EXERCISE GOAL: Lines containing "this" are to be counted. Give the number and nothing more.

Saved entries
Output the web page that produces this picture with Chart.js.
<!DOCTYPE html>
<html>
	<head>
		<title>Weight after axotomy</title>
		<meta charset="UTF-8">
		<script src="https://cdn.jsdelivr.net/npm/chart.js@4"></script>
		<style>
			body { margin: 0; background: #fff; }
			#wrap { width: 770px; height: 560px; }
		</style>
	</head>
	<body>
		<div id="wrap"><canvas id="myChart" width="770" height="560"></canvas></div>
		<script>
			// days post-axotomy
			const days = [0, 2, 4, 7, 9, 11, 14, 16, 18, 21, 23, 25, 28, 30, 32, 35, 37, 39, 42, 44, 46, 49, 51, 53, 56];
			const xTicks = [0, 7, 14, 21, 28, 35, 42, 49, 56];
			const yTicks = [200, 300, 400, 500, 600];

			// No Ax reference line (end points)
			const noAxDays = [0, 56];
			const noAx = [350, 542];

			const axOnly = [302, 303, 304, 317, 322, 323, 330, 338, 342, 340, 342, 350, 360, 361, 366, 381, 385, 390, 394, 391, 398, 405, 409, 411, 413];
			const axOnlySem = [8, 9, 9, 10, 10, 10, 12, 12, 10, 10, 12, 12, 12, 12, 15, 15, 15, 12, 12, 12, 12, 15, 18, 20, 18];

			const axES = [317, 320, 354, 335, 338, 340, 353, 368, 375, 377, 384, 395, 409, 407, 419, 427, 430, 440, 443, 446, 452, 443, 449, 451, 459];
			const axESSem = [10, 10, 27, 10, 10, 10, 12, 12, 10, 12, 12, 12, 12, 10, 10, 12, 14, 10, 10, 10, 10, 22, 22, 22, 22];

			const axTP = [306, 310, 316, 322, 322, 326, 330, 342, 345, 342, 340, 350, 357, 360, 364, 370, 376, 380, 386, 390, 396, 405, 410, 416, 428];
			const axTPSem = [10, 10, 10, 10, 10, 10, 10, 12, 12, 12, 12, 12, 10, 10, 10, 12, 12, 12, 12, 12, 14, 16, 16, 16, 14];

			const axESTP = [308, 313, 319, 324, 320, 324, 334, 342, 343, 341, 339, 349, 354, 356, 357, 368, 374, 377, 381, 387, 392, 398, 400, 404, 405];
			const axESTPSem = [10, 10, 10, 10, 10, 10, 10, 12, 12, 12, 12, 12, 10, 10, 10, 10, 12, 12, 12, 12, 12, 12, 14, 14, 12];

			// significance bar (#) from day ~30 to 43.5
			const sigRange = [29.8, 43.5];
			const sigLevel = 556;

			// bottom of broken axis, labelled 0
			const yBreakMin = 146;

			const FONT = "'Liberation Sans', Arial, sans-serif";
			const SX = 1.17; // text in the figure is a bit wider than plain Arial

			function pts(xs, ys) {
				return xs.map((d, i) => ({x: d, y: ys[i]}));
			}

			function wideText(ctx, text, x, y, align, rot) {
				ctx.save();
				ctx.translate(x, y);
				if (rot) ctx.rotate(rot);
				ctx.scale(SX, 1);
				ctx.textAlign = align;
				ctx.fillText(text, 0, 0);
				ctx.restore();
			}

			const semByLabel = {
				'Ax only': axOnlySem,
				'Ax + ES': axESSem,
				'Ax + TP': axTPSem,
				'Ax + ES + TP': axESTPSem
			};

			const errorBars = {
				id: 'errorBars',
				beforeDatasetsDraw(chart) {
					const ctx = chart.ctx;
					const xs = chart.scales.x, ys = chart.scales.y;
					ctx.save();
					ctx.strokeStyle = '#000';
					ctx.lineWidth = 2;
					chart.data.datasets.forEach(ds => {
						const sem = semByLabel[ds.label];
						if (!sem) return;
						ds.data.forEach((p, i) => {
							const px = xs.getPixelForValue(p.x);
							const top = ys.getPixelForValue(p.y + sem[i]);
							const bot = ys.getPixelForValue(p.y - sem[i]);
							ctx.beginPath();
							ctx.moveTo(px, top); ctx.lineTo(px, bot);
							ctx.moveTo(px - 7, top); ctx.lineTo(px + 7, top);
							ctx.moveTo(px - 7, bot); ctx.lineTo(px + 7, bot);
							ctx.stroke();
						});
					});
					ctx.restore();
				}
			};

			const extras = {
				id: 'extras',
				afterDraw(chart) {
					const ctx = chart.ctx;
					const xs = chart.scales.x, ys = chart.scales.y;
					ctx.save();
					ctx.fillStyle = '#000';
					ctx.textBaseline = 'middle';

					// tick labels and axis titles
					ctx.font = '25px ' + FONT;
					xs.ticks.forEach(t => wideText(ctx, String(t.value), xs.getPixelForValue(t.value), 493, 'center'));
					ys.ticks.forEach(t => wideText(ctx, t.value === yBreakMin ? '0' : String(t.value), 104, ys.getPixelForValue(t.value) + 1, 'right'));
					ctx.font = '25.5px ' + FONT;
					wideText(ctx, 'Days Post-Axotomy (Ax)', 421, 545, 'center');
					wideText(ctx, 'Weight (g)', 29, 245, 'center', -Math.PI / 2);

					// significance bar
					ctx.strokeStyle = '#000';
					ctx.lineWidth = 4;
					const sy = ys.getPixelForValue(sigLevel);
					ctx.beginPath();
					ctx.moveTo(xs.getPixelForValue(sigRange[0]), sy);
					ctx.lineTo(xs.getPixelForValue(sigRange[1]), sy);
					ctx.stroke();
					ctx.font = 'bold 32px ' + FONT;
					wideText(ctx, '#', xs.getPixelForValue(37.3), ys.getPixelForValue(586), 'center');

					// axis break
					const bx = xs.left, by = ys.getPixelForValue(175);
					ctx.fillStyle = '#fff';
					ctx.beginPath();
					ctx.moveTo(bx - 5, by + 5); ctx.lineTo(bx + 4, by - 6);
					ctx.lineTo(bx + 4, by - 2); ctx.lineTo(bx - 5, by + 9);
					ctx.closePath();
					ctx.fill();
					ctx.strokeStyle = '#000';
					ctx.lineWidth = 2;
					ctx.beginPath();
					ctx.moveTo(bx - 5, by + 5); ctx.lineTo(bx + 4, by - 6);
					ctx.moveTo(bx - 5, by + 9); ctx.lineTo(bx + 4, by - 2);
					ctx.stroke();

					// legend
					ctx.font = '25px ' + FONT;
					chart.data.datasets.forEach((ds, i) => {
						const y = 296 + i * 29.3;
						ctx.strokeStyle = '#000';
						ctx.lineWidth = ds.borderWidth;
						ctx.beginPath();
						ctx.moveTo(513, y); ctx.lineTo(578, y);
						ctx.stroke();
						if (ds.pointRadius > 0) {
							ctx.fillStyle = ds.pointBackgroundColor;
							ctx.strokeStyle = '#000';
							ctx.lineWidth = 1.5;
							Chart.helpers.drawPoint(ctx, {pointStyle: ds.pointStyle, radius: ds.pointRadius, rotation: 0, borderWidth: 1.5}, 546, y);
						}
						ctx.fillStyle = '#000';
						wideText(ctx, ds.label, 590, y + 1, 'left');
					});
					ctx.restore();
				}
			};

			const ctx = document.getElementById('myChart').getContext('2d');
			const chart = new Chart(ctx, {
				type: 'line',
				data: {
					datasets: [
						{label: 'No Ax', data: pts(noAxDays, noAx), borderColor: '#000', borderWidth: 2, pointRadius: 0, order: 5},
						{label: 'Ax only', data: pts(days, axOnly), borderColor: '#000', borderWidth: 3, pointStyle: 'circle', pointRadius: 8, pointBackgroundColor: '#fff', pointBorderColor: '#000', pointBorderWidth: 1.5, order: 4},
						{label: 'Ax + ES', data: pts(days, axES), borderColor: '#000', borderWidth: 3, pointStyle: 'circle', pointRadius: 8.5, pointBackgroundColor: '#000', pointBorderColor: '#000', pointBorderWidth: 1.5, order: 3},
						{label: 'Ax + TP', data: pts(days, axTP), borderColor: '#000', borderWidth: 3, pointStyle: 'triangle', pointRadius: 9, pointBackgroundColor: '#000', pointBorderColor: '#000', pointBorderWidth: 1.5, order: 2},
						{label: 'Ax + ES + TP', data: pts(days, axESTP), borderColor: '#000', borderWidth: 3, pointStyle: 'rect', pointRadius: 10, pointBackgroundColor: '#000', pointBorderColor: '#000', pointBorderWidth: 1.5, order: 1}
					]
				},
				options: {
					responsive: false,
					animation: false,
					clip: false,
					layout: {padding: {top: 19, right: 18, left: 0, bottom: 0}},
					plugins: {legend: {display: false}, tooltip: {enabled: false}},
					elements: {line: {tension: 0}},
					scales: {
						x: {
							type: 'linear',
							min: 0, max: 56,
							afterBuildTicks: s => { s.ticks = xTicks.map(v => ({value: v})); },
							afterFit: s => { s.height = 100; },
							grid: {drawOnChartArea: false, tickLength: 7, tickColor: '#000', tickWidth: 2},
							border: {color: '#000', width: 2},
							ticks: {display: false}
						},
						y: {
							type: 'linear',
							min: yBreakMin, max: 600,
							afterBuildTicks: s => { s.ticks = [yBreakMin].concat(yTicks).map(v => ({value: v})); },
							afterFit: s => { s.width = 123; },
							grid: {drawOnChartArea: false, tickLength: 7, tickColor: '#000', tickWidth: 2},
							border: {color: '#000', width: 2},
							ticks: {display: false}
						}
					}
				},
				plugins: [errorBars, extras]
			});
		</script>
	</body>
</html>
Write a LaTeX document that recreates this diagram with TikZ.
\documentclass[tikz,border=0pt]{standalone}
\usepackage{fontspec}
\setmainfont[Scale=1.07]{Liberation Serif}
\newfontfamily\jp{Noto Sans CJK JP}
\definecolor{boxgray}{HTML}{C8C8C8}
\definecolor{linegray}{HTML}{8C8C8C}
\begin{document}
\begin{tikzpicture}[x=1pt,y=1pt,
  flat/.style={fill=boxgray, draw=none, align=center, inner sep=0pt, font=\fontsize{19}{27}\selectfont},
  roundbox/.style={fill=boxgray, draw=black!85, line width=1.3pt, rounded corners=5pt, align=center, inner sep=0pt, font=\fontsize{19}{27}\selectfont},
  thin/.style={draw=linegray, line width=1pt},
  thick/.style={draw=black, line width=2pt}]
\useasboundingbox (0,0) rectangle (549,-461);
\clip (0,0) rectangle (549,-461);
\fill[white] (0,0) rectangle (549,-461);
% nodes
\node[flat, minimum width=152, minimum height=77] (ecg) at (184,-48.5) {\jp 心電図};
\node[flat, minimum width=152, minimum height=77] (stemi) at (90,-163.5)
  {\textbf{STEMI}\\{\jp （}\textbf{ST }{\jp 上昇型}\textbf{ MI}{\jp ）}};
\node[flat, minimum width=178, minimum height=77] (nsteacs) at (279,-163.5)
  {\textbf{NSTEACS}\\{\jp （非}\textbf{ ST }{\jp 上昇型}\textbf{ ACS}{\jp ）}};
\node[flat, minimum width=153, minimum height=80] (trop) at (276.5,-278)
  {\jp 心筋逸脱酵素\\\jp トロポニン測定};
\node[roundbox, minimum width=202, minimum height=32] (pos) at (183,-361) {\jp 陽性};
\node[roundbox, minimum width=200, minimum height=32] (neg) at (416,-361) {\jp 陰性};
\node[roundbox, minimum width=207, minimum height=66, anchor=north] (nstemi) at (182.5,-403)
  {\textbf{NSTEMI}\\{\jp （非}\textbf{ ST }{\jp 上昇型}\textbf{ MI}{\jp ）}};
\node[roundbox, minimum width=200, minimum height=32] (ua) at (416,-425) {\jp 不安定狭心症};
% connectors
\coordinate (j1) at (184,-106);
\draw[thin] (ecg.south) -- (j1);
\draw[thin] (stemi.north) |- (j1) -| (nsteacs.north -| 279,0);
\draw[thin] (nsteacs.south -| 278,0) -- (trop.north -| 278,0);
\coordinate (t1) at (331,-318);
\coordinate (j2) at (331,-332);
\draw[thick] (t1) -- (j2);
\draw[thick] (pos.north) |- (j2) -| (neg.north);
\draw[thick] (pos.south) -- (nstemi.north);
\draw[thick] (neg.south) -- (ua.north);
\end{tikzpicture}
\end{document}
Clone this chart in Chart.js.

RESULT BELOW: 3